Interpreting Positive, Negative, and Zero Margins
A positive signed margin means the second number exceeds the first. This can mean growth, higher costs, better output, or overrun depending on context. A negative signed margin means the second number is below the first. Again, that might be good or bad. For example, lower defect rate is positive operationally even though the mathematical sign is negative relative to prior value. A zero margin indicates no change, which may imply stability or stagnation. Interpretation always depends on the goal.
Margin in Business Reporting and Executive Communication
Executives often need simple, high confidence summaries. A strong format is: “Actual was 7.8% below plan, representing a shortfall of 410 units.” This combines percentage and absolute terms in one sentence. It prevents ambiguity and improves alignment across finance, sales, operations, and leadership. If your audience is mixed, add one short footnote describing the denominator.
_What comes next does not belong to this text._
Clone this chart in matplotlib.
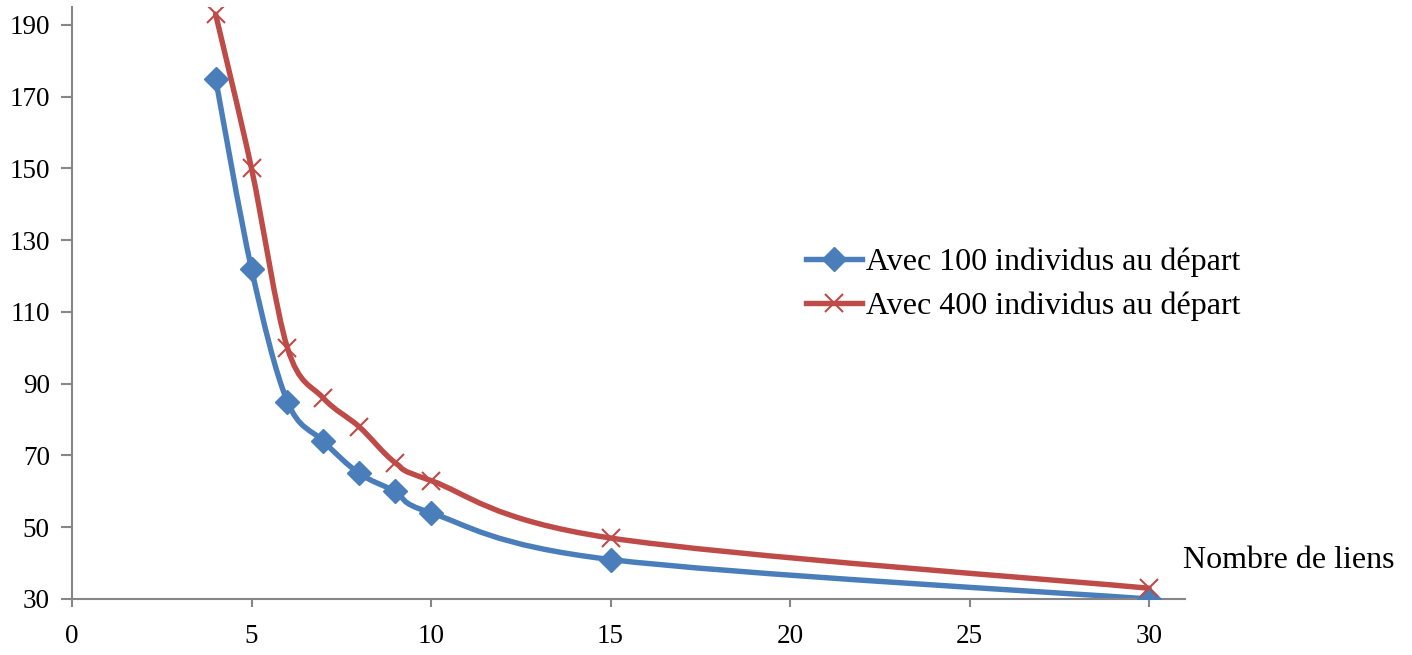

That single line can prevent strategic confusion during planning meetings.
Authoritative Data and Learning References
If you want trusted public methods and data for margin style comparisons, these sources are excellent starting points:
- U.S. Bureau of Labor Statistics inflation resources: https://www.bls.gov/data/inflation_calculator.htm
- U.S. Census Bureau guidance on survey statistics and margins of error: https://www.census.gov/programs-surveys/acs/guidance/training-presentations/margins-of-error.html
- Penn State statistics education on confidence intervals and related concepts: https://online.stat.psu.edu/stat200/lesson/4/4.2
Final Takeaway
Calculating margin between two numbers is simple in arithmetic, but high impact in practice. The formula you choose shapes the conclusion people hear. For clear, defensible analysis, compute absolute and signed difference first, then add the percentage form that matches your business question. Label your denominator, keep precision during calculation, and report context alongside numbers. Do this consistently and your margin analysis will become more accurate, more comparable, and far more useful for real decisions.